The first thing I did when I got a text message asking if I had seen what was going on in Newtown was check online news sources. After reading a few headlines and skimming a few articles, sparse in detail and high in speculation, I went downstairs to my family room. I sat down next to my mother, who had been staring at the television for about 30 minutes already, and started to watch the news. I didn’t move from the couch for the next six hours.
To comprehend a national tragedy is difficult enough. To grapple with the fact that it happened in a town you’ve known familiarly since you were a child, a town a mere 10 miles away from your own suburban home, is another challenge altogether. But nothing could have prepared me for the moment when I heard her name, thrown in with the other tidbits of information slowly being leaked as time dragged slowly on:
“It is thought that among the dead is Sandy Hook’s principal, Dawn Hochsprung.”
Dawn Hochsprung, or Dawn Lafferty as I knew her, had been my vice principal in middle school. More importantly, she eventually became the wife of one of my most beloved teachers, George Hochsprung, a colleague of hers at Rogers Park Middle School. I was George’s student when he and Dawn were planning for their wedding. As I heard the news of her death confirmed, all I could think of were the happy days I spent in his classroom, and her smiling face when she would check in on him and his students.
And then I sat in front of the news for hours. For hours that day and for hours for the next three days. I couldn’t pull myself away. I didn’t know why, but I couldn’t leave the couch. I think now that I was waiting — waiting for some reporter to tell me something that would help make sense of it all, some small piece of information that would allow me to comprehend the meaning behind a tragedy like the Sandy Hook shooting.
It never came. Of course it never came.
A few days later, I attended Dawn’s wake with my family. Both of my brothers and I had been through school with George and Dawn, and over the years, my parents had become very fond of both of them. It seemed appropriate to see George and do what we could to share his burden.

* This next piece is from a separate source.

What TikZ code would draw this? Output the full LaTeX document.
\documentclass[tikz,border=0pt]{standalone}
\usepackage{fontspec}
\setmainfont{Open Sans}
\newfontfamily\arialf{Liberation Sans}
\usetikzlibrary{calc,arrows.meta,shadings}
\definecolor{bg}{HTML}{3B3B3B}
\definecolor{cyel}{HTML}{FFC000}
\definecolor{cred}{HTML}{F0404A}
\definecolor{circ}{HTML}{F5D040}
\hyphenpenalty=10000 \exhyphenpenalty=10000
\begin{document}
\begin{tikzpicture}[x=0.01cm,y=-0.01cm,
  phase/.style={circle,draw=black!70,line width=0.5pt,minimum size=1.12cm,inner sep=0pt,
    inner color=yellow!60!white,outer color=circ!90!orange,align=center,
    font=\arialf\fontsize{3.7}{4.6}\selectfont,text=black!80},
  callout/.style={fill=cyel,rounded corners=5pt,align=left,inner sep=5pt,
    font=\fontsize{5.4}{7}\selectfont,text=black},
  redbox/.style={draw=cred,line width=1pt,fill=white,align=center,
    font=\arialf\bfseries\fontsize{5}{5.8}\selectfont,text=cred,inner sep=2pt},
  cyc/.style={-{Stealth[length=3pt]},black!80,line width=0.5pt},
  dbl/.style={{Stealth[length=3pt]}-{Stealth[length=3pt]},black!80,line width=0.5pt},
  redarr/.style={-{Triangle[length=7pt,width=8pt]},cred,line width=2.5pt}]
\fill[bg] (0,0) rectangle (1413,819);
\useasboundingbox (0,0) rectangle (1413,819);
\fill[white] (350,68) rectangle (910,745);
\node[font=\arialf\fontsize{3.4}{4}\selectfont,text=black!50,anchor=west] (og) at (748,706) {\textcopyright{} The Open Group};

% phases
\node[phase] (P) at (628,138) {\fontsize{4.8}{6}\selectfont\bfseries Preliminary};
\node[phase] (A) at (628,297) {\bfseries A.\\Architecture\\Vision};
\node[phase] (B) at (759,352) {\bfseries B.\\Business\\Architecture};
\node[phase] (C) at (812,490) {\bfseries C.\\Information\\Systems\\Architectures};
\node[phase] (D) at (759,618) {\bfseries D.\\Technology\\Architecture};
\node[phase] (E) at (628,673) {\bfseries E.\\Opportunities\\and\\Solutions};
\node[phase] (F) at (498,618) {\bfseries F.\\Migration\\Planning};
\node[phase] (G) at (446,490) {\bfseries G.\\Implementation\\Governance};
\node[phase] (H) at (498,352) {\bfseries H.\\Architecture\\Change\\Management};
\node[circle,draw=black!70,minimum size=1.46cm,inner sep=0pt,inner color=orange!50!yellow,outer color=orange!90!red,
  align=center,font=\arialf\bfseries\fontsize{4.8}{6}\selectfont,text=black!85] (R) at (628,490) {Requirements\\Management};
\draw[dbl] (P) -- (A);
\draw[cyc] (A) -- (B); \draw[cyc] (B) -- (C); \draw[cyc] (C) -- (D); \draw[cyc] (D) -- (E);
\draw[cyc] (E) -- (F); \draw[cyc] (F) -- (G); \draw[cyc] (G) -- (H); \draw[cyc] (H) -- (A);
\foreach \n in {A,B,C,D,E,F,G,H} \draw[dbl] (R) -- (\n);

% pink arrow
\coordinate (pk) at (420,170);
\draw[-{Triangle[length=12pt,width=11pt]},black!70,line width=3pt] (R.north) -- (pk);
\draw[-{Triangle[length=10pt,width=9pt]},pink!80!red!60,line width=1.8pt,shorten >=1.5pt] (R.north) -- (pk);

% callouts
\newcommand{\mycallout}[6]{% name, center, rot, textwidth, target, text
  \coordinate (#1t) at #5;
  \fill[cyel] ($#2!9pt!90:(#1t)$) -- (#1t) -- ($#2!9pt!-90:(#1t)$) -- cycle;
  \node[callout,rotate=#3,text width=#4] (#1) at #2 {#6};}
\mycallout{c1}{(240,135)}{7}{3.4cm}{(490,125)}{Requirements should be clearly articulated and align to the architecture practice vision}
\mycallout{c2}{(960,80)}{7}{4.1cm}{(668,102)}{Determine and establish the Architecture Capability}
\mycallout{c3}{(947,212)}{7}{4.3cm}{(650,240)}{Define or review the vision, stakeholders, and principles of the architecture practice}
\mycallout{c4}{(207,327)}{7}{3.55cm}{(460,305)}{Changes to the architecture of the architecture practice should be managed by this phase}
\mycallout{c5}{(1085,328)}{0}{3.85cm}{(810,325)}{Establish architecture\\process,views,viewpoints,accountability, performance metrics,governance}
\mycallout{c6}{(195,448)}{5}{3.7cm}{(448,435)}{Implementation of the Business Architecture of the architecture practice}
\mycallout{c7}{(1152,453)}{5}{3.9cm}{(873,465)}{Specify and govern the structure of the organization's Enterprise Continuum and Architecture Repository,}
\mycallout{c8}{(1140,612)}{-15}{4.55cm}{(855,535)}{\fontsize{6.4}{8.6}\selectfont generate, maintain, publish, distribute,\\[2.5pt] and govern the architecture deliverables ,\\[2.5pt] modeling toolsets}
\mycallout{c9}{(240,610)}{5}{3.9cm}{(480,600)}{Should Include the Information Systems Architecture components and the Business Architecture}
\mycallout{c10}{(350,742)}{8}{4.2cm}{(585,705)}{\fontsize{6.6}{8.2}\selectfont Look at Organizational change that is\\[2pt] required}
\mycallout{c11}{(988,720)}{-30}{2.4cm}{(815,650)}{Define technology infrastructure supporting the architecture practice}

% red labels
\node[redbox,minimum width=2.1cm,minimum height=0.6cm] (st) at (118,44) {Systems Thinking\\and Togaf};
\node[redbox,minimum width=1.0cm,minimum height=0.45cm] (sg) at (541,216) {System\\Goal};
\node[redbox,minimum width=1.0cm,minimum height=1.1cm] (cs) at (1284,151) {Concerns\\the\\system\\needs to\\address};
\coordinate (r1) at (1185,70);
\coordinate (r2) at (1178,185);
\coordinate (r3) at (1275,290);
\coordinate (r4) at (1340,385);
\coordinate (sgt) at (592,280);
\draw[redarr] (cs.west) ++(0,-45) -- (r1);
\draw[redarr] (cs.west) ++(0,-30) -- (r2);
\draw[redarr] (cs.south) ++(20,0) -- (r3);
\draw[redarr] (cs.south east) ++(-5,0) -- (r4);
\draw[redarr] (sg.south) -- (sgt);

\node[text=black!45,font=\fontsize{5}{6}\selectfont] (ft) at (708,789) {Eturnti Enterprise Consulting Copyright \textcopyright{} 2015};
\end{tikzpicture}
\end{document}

On arrival, we saw the reporters. A group of them, standing the legally designated distance away from the wake, with their cameras and microphones. I was furious, and as someone who plans to pursue a career in journalism, deeply disconcerted. When did it become acceptable to intrude on the grieving process of a family in turmoil? And at what point does the news turn from being helpful and informative to hurtful and invasive?

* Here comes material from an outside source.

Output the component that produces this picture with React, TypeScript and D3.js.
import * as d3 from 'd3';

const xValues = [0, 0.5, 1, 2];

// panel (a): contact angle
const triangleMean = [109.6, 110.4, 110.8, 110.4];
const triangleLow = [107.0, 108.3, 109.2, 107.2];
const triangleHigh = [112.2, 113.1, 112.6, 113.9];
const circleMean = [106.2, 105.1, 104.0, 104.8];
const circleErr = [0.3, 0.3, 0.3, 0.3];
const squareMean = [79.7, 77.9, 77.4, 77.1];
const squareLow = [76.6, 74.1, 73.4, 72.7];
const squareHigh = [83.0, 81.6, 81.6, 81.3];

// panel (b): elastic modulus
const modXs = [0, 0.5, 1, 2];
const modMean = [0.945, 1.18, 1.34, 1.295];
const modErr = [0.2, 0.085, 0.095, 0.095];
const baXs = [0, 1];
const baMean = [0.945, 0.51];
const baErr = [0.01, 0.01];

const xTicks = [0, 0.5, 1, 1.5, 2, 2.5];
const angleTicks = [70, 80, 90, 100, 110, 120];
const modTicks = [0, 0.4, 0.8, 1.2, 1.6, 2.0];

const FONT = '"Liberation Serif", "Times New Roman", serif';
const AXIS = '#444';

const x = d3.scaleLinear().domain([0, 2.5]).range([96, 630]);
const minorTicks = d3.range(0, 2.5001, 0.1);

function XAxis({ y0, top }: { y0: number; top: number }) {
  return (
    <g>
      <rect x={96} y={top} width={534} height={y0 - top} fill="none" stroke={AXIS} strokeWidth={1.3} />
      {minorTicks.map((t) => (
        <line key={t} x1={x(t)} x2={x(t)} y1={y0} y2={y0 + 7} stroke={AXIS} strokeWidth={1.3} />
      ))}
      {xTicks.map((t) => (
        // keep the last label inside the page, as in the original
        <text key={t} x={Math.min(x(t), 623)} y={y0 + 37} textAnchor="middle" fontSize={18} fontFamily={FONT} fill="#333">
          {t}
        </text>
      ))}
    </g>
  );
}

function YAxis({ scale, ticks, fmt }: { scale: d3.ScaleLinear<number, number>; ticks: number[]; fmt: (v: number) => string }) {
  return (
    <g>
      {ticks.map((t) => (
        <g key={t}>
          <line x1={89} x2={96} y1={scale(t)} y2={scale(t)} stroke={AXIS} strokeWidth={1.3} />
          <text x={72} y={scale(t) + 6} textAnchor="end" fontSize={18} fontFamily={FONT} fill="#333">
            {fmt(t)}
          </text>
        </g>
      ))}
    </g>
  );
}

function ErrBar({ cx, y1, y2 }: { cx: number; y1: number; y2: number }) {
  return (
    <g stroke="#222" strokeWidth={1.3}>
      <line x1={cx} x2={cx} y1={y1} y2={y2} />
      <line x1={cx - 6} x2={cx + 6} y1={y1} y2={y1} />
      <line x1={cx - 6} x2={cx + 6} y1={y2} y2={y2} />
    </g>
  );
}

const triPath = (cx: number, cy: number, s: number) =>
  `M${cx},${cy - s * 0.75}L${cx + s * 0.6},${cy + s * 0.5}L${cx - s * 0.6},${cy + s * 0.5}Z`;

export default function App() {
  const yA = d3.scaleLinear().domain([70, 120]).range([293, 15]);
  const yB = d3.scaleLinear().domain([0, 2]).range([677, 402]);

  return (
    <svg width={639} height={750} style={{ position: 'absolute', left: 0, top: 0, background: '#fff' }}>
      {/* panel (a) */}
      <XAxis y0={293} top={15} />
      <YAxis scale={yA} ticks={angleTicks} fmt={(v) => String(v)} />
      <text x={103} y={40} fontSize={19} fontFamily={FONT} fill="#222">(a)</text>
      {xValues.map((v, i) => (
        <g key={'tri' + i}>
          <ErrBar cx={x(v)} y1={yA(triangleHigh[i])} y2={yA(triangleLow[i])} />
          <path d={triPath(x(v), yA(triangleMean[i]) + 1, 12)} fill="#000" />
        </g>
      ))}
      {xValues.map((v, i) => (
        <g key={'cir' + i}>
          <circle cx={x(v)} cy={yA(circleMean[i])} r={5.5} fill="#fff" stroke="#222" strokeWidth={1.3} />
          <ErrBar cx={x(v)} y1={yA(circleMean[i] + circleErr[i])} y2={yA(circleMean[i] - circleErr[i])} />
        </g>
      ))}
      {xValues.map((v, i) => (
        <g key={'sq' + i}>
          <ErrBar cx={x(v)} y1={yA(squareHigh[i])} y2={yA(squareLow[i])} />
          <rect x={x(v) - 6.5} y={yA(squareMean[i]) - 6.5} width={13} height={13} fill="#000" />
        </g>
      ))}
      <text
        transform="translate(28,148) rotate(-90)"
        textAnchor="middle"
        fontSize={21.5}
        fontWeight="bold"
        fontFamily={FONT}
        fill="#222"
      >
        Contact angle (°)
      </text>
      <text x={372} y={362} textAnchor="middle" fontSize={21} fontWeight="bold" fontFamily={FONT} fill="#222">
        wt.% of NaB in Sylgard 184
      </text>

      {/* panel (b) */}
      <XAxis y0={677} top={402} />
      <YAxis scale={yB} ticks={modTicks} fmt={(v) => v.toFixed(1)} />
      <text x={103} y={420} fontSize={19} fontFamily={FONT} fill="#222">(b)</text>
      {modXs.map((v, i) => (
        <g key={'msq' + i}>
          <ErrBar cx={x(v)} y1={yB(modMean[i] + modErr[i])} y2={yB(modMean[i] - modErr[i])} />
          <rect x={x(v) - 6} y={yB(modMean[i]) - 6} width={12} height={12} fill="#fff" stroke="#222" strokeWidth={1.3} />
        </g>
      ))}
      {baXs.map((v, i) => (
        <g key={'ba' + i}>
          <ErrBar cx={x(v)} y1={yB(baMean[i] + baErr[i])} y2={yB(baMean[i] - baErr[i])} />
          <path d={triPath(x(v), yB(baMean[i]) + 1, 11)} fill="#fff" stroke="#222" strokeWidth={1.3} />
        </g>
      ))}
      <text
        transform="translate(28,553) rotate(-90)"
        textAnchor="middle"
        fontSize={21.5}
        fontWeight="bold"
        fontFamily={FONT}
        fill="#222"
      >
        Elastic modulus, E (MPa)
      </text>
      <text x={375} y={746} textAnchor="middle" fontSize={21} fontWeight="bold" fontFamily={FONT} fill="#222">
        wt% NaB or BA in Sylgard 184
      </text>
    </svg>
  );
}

I thought of my countless hours sitting in front of the television, hoping for some answers. Hoping that someone with a little more authority than me would shine light on the situation. But as I stood at the wake of Dawn Hochsprung, looking at the cold, huddled reporters at the end of the street, I realized they were no closer to understanding the tragedy than I was. Maybe they had access to people for interviews and passes for press conferences, but in the end, they were looking for answers too.

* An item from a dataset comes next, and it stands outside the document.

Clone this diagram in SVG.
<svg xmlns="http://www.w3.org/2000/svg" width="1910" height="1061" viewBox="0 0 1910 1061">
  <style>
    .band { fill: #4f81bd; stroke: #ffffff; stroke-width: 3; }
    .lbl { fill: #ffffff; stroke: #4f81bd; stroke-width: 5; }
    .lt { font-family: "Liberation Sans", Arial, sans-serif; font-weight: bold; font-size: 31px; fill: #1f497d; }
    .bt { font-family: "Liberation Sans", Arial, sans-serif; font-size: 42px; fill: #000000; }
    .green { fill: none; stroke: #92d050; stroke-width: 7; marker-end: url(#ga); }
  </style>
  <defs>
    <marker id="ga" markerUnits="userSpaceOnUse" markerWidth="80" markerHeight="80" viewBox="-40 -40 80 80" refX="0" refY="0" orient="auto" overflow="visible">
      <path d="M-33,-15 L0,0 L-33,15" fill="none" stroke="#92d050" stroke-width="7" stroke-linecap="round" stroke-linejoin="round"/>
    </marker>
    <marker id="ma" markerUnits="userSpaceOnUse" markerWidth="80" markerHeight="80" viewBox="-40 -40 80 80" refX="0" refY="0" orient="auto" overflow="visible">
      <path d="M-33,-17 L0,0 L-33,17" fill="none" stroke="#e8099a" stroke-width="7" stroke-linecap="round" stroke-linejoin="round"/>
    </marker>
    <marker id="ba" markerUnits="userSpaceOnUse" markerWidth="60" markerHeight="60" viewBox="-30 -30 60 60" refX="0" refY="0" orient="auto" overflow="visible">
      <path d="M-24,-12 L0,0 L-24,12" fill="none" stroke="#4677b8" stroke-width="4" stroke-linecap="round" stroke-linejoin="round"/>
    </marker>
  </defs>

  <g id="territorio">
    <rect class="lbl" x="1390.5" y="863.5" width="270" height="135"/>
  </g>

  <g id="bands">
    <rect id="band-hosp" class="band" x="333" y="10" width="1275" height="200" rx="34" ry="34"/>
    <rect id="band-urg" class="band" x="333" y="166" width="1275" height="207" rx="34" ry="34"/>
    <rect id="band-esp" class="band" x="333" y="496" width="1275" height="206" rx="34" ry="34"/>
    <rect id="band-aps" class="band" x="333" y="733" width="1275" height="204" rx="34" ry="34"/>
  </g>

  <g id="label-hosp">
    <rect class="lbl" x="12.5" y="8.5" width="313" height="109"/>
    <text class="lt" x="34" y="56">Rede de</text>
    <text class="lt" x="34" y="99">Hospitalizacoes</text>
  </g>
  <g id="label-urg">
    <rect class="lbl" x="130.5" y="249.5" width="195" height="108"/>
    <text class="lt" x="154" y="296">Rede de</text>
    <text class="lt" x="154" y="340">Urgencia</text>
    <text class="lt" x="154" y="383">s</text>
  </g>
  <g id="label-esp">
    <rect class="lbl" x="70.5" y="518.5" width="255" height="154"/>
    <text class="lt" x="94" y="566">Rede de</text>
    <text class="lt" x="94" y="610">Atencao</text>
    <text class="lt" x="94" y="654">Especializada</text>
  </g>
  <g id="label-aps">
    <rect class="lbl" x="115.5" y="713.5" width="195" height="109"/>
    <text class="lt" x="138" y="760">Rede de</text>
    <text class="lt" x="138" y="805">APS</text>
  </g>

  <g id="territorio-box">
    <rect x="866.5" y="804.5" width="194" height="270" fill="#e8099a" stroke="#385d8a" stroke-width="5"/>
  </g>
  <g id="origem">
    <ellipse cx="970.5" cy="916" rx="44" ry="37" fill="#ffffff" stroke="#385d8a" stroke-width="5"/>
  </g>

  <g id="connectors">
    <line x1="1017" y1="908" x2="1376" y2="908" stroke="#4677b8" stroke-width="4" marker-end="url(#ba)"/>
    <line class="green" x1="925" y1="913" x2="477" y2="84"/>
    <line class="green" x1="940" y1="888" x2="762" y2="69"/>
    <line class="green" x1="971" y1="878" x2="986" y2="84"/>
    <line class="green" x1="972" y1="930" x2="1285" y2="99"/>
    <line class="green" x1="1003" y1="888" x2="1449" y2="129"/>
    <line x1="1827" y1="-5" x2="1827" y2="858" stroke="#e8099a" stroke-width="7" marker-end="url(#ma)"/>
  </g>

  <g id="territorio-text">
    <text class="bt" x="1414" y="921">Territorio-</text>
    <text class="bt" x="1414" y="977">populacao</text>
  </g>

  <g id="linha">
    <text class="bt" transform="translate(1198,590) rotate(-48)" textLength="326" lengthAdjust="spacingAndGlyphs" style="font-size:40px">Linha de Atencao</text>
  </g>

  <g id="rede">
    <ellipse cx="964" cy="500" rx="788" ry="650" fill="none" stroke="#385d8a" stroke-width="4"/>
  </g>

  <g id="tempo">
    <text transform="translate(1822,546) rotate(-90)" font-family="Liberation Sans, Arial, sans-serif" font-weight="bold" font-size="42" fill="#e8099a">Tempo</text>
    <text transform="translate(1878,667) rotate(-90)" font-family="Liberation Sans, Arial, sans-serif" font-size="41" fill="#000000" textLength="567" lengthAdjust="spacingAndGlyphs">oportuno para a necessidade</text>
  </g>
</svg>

As a reporter, it’s your job to provide answers, even when they cannot be found. You are expected to produce something. Anything. As someone who, like many others in the Connecticut community, had personal ties to the shooting at Sandy Hook, I realized at Dawn’s wake that there would never be any answers. The parents of those children, and my dear teacher and mentor George Hochsprung, will never find an answer to the question that haunts all of our minds: Why?
Since that morning in December, I have quietly and solitarily mourned for those who were lost, and for those who lost loved ones. On returning to Middlebury, I immersed myself in Shakespeare for my thesis work. It was only then that I remembered the fateful moment at the end of Othello, when Othello asks Iago the question that readers have tried to figure out for centuries: Why? Why have you tormented me and caused me to kill my wife? What did I ever do to you?
In one of Shakespeare’s darkest moments, the most evil of all of his villains replies, “Demand me nothing. What you know, you know. From this time forth I never will speak a word.”
There is no repentance. There is no explanation. What you know, you know. Six remarkable adults and 20 beautiful children were killed in Newtown, Conn. on that horrific day in December. That is what we know. We will never know the motive; we will never be able to understand why. And I believe that even if we did know the reason behind Adam Lanza’s killing spree, it wouldn’t help.
What I know is that the moment I hugged George Hochsprung, it no longer mattered why I was there. What was important was that I was there. In times of struggle and great heartache, reporters and their facts become irrelevant. Relief will not present itself in a news report. What you know, you know.